The court case, and I do love a courtroom drama, is grippingly detailed. I was on the edge of my seat listening to the ebb and flow, the issues of faith, religion, science, ethics and law all circling and causing pain.
Too seldom do British movies assume the audience is smart enough to want to listen to debate on screen, but when it’s this well-written (Ian McEwan wrote the screenplay, adapting his own novel) and this unfussily shot (by Richard Eyre, who knows theatre can make good cinema when it needs to), then it can be a real thrill. Watching Emma Thompson grapple with the arguments from both sides is also a joy, the raising of the eyebrows, the darting of the eyes, the understanding smile.
I will say that the film springs into a different kind of action whenever Fiona leaves the courtroom. We do get to see the mysterious world of the Inns of Court, where she has a rather lovely flat, that rarified realm I glimpse from the top deck of the 19 bus and always wonder what goes on in those grand buildings, across those manicured lawns and down the alleys and arches. The Children Act goes deep into the fog of Dickens’ Bleak House.

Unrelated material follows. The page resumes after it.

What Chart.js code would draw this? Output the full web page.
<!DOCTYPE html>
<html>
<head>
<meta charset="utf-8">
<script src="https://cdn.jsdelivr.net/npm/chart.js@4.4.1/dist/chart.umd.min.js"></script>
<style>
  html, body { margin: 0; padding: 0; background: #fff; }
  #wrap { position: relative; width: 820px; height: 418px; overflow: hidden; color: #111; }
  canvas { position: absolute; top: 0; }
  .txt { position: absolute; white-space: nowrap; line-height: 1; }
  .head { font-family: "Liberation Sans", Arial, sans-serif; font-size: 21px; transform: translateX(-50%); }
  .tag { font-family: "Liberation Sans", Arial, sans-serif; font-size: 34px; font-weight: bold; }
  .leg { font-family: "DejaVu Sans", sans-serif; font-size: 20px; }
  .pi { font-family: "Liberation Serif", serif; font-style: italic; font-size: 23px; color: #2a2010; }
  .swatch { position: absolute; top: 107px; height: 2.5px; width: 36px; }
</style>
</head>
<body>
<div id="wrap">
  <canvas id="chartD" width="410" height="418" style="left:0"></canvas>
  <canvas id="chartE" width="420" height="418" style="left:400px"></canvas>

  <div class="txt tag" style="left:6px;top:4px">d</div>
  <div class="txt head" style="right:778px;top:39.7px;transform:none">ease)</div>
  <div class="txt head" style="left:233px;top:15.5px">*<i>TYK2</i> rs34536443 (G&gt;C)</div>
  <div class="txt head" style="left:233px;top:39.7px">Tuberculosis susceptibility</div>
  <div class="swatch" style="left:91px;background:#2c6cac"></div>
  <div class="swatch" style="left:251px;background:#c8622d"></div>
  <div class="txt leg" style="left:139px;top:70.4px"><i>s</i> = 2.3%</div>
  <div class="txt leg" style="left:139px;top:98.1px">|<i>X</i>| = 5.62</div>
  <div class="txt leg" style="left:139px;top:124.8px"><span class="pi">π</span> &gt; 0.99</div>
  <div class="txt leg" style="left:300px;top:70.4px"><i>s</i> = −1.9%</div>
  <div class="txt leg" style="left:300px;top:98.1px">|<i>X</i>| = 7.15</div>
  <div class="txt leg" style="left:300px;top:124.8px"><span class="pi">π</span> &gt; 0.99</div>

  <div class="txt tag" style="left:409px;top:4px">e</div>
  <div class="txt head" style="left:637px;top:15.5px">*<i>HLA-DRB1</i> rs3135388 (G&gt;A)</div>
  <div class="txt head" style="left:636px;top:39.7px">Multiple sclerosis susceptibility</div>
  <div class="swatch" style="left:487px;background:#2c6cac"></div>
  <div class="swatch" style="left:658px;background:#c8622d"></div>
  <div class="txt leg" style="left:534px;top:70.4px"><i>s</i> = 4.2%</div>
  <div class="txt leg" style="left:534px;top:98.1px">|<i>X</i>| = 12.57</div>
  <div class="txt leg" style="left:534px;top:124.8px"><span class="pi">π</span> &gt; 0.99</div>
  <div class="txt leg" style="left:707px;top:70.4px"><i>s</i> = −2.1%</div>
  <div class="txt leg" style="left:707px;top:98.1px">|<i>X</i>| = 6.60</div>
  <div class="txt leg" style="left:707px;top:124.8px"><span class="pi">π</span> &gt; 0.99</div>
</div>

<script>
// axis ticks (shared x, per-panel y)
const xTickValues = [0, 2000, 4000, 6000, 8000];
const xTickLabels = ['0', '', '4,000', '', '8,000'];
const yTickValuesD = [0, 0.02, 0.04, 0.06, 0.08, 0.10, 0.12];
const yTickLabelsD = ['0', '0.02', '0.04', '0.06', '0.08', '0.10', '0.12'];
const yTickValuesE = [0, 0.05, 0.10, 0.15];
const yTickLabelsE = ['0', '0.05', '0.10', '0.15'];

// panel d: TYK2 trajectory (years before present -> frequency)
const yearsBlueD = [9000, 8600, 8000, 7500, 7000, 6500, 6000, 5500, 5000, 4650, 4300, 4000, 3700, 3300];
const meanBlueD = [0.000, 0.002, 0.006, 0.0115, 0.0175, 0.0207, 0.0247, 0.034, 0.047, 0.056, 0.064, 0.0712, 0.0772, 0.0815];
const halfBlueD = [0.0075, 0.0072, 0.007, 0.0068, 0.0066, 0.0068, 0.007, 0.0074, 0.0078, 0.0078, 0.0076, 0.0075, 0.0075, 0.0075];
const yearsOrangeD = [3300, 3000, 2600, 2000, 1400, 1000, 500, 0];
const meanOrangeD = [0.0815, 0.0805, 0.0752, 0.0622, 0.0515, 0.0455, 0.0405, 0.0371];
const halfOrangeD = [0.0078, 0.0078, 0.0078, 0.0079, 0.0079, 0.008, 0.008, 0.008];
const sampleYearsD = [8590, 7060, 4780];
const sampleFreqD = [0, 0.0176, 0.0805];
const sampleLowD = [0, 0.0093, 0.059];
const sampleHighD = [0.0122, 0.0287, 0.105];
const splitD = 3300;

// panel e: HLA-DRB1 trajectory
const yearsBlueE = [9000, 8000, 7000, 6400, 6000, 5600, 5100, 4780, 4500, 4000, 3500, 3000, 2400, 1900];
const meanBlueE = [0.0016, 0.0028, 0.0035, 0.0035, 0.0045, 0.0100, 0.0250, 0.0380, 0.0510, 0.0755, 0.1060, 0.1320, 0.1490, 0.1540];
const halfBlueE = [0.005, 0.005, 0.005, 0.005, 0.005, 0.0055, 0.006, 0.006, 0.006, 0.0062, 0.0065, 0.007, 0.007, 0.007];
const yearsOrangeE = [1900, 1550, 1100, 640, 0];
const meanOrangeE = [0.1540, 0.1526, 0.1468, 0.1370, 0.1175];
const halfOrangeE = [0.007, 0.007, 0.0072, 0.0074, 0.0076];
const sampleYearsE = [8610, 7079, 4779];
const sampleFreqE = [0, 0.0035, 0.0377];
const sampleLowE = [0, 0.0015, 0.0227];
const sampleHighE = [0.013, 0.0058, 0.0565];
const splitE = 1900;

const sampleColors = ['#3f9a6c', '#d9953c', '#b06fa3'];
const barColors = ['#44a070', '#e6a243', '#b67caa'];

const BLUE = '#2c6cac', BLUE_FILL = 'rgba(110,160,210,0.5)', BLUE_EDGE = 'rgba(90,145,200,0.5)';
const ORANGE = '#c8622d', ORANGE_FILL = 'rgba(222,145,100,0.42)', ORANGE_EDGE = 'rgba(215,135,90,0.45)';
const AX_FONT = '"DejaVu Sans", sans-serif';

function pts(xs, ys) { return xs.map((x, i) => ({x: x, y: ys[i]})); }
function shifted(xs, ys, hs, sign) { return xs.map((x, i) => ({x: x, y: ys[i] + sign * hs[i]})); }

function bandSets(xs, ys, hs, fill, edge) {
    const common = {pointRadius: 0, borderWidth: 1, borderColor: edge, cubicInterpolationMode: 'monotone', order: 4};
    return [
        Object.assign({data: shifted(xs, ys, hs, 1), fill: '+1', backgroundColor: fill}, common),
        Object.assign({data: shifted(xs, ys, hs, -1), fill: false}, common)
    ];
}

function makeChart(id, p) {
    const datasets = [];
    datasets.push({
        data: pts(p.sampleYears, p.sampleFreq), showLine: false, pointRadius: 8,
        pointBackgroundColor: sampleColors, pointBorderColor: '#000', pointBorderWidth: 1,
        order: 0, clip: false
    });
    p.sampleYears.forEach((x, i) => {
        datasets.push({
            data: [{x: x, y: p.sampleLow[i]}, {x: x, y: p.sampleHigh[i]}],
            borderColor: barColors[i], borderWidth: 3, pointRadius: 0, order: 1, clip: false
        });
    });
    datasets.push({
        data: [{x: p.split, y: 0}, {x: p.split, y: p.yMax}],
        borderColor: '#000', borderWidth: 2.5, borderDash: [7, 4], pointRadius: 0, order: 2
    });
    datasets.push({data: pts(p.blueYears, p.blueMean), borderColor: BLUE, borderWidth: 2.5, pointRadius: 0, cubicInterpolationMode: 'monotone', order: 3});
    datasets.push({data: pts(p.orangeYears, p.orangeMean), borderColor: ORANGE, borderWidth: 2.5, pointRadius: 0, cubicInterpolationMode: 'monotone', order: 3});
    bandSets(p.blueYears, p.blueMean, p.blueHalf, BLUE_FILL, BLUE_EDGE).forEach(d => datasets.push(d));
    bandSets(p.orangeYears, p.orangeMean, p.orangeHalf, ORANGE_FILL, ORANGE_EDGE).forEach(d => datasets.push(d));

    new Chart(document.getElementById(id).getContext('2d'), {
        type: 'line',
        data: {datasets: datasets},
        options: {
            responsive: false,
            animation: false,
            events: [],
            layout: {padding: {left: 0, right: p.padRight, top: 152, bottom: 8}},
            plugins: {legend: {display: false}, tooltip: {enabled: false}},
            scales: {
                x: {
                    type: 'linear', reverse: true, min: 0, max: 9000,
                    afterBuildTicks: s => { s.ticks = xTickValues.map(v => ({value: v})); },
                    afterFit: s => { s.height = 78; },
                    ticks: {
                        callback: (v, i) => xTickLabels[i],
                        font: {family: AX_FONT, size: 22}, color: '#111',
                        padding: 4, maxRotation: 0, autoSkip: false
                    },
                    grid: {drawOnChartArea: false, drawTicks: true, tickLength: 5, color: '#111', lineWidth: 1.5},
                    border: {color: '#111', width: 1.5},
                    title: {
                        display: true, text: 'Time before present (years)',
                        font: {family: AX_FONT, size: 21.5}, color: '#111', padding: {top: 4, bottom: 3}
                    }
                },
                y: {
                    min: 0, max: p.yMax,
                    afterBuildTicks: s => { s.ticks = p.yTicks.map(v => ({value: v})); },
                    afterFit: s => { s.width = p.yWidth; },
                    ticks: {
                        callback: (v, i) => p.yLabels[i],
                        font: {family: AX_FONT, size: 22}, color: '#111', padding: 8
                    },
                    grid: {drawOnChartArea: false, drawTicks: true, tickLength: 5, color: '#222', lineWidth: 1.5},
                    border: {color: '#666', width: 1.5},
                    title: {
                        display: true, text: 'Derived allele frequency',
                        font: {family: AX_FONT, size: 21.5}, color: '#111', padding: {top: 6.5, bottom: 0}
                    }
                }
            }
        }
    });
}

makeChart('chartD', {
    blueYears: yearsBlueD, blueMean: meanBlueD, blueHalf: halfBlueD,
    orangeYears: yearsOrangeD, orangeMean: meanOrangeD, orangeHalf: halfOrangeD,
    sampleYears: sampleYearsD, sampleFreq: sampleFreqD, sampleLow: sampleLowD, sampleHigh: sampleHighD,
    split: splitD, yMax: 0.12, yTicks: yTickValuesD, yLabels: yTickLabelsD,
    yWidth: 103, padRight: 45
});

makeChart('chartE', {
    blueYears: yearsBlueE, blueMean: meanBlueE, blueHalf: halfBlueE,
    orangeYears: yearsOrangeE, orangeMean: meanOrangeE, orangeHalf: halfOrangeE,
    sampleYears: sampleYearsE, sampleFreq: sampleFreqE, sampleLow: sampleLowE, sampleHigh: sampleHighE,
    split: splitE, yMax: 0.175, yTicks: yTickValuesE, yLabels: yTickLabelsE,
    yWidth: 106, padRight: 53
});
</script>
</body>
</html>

Yet this being a McEwan work, there is a tonal shift and the film itself doesn’t quite alter to go with the change in temperature, the step up in creepiness, when the responsibility of her decision-making returns to haunt Fiona. It remains the sort of solid British picture you used to see in the early 1990s, just when a bit of invention might have been required. Eyre did it well in, say, Notes on a Scandal with Judi Dench, but a similar edge of darkness eludes him here.
In these later stages, the character of Fiona may not be above the long reach of the law, but the admirable Thompson holds her own to become better than the movie itself. All rise.